Exercise instructions: Print, word for word, every line from the beginning of the listing up to and including the line with "import numpy as np". Pictures are to be excluded.

Data section:
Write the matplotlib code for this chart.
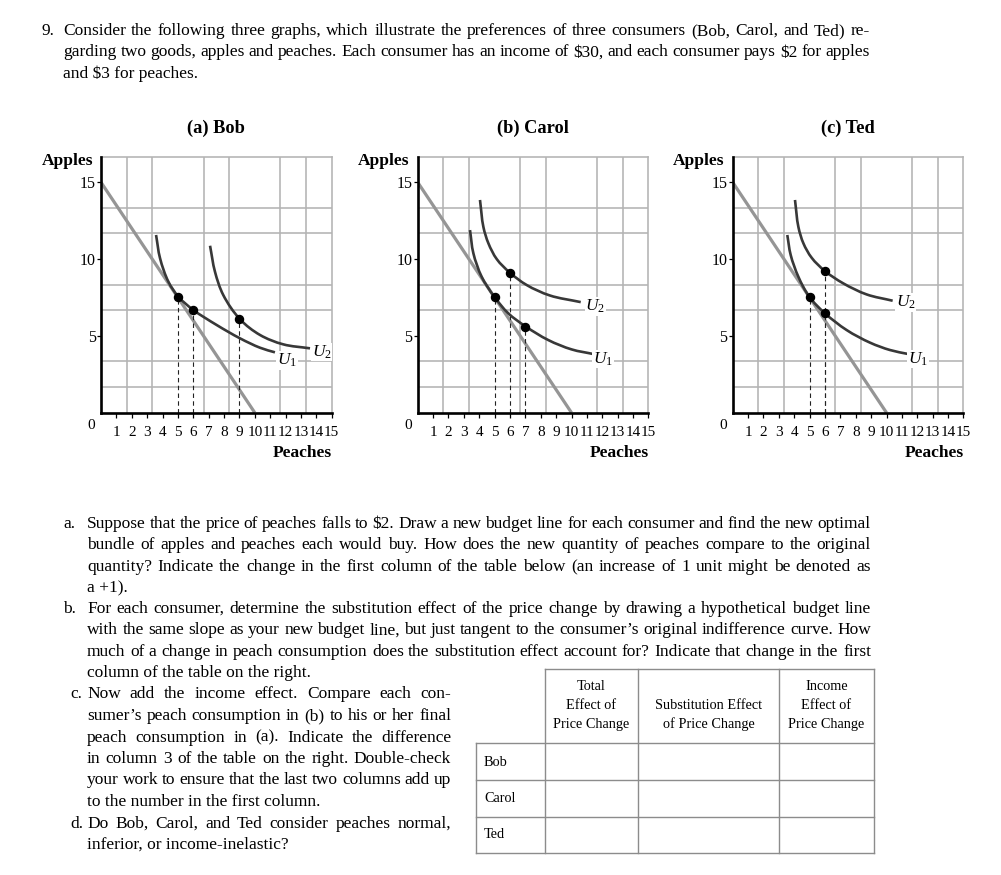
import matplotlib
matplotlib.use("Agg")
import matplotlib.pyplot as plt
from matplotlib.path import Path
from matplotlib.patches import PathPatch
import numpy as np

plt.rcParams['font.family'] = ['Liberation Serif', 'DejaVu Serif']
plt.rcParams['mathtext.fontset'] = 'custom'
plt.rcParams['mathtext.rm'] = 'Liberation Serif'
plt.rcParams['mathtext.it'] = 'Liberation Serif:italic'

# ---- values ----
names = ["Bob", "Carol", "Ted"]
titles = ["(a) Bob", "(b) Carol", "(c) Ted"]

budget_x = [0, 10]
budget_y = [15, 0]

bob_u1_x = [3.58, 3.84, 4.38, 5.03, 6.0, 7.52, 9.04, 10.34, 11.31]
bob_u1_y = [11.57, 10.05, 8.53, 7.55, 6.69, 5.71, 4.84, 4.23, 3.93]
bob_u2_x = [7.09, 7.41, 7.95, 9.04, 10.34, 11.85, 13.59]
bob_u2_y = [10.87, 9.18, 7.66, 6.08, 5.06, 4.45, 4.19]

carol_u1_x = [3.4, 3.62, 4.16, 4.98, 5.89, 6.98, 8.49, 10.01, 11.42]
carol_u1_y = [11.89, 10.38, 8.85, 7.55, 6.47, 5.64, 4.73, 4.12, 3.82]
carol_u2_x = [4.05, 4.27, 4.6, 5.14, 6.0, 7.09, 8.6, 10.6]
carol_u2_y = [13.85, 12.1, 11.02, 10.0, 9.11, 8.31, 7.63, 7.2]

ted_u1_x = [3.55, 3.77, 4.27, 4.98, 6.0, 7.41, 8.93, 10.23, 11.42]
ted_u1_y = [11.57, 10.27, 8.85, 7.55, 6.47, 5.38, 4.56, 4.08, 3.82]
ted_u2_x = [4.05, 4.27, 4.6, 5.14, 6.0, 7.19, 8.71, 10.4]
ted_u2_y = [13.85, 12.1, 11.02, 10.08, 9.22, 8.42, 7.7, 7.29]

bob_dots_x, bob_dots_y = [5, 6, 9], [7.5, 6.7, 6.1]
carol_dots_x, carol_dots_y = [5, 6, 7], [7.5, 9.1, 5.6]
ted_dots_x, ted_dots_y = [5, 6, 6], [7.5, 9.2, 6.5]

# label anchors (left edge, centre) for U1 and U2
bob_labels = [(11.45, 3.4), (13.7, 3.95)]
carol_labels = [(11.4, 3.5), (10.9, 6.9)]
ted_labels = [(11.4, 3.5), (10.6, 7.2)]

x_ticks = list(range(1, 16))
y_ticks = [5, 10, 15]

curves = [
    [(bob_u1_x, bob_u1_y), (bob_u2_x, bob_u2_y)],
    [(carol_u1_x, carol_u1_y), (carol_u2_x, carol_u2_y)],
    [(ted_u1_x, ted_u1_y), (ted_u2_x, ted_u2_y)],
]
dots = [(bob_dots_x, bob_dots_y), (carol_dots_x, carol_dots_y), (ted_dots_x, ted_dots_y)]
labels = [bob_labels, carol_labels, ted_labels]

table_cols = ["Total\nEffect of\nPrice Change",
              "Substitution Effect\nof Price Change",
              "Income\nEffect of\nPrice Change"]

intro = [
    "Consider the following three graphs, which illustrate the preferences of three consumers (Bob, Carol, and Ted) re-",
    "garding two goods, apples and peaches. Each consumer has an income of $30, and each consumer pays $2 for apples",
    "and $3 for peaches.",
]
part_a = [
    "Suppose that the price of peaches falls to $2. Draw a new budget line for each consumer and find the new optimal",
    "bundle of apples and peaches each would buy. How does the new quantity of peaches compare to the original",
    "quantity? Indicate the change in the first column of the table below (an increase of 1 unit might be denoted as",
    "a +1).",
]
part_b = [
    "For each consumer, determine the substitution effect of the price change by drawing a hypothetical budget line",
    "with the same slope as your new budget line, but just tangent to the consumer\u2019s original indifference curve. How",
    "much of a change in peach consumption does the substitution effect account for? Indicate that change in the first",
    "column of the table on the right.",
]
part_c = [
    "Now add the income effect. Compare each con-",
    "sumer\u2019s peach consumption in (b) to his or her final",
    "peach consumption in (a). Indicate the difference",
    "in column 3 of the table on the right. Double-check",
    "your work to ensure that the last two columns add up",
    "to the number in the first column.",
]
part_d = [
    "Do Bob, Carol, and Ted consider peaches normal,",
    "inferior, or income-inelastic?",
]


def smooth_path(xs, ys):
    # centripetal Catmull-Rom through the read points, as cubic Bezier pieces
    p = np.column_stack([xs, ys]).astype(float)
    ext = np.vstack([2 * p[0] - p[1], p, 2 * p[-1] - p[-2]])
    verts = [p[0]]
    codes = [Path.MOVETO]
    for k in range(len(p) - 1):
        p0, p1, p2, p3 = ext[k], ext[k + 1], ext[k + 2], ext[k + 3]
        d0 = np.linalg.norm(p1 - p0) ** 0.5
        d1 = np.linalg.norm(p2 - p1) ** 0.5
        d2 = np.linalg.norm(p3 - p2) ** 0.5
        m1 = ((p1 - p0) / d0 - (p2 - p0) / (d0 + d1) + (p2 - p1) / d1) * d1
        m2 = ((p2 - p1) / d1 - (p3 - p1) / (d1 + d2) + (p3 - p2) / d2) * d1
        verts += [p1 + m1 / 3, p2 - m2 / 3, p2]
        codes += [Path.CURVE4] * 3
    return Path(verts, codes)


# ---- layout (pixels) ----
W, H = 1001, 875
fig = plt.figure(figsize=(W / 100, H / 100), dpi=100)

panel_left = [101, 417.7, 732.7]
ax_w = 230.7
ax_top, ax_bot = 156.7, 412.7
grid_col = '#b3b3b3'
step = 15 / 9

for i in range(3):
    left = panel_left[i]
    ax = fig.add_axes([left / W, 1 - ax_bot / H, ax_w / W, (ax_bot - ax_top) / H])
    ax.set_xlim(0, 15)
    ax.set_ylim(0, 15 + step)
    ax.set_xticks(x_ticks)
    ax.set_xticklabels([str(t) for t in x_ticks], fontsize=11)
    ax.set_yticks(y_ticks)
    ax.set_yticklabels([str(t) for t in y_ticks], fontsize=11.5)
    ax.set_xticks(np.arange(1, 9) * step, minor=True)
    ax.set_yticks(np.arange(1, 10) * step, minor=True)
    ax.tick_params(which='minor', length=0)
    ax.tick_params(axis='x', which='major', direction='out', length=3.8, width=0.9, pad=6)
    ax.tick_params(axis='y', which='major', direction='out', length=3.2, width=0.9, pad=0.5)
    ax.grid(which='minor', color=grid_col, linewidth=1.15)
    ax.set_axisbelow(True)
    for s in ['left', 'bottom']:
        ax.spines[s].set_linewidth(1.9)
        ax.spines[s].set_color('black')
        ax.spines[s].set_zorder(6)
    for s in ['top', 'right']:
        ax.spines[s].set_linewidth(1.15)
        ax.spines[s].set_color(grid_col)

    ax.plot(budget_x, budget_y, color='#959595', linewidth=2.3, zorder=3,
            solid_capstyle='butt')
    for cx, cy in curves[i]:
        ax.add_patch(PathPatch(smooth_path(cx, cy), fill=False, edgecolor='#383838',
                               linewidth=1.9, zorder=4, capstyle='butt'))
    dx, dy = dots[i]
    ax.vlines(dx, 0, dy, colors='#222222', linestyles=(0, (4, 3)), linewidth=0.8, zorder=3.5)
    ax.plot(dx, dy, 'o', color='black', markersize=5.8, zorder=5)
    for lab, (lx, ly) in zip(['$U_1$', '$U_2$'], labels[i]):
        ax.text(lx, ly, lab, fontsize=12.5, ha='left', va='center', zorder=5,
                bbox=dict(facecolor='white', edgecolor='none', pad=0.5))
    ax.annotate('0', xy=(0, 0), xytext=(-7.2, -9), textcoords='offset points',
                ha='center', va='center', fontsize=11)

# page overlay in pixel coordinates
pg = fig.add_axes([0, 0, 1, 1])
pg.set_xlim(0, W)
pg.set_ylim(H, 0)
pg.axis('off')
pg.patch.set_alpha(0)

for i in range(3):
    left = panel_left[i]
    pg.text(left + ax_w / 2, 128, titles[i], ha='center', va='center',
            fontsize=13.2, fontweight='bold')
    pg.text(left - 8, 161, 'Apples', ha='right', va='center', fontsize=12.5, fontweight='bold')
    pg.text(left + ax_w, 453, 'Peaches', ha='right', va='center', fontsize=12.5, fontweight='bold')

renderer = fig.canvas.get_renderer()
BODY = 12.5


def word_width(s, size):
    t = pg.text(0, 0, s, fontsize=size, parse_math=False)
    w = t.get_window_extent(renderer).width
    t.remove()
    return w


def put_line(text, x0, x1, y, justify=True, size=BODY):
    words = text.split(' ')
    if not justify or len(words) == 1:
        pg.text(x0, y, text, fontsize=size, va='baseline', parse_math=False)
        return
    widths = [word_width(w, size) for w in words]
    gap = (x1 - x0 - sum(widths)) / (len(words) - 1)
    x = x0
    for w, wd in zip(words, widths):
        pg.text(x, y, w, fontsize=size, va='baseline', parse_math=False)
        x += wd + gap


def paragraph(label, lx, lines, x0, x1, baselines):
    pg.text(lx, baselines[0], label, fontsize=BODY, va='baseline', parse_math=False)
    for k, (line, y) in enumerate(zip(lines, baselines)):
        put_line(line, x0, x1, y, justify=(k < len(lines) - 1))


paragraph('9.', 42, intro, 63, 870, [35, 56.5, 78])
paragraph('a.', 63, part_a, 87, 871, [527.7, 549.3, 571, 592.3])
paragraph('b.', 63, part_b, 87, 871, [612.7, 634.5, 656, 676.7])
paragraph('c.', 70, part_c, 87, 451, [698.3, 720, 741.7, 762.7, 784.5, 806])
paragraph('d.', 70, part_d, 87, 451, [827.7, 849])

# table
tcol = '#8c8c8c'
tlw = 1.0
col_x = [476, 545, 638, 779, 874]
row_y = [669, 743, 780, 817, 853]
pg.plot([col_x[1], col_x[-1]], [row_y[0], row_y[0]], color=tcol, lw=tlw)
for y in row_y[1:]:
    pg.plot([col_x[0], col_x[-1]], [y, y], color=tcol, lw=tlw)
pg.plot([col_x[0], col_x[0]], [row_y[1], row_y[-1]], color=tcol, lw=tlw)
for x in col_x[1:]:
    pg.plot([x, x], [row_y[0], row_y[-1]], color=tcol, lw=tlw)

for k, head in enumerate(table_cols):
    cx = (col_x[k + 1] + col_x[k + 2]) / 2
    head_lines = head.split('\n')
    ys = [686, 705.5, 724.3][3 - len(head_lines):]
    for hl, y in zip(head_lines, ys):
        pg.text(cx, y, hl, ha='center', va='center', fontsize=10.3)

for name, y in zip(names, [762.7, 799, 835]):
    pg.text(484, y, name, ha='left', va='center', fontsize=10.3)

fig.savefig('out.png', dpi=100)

Task response:
Write the matplotlib code for this chart.
import matplotlib
matplotlib.use("Agg")
import matplotlib.pyplot as plt
from matplotlib.path import Path
from matplotlib.patches import PathPatch
import numpy as np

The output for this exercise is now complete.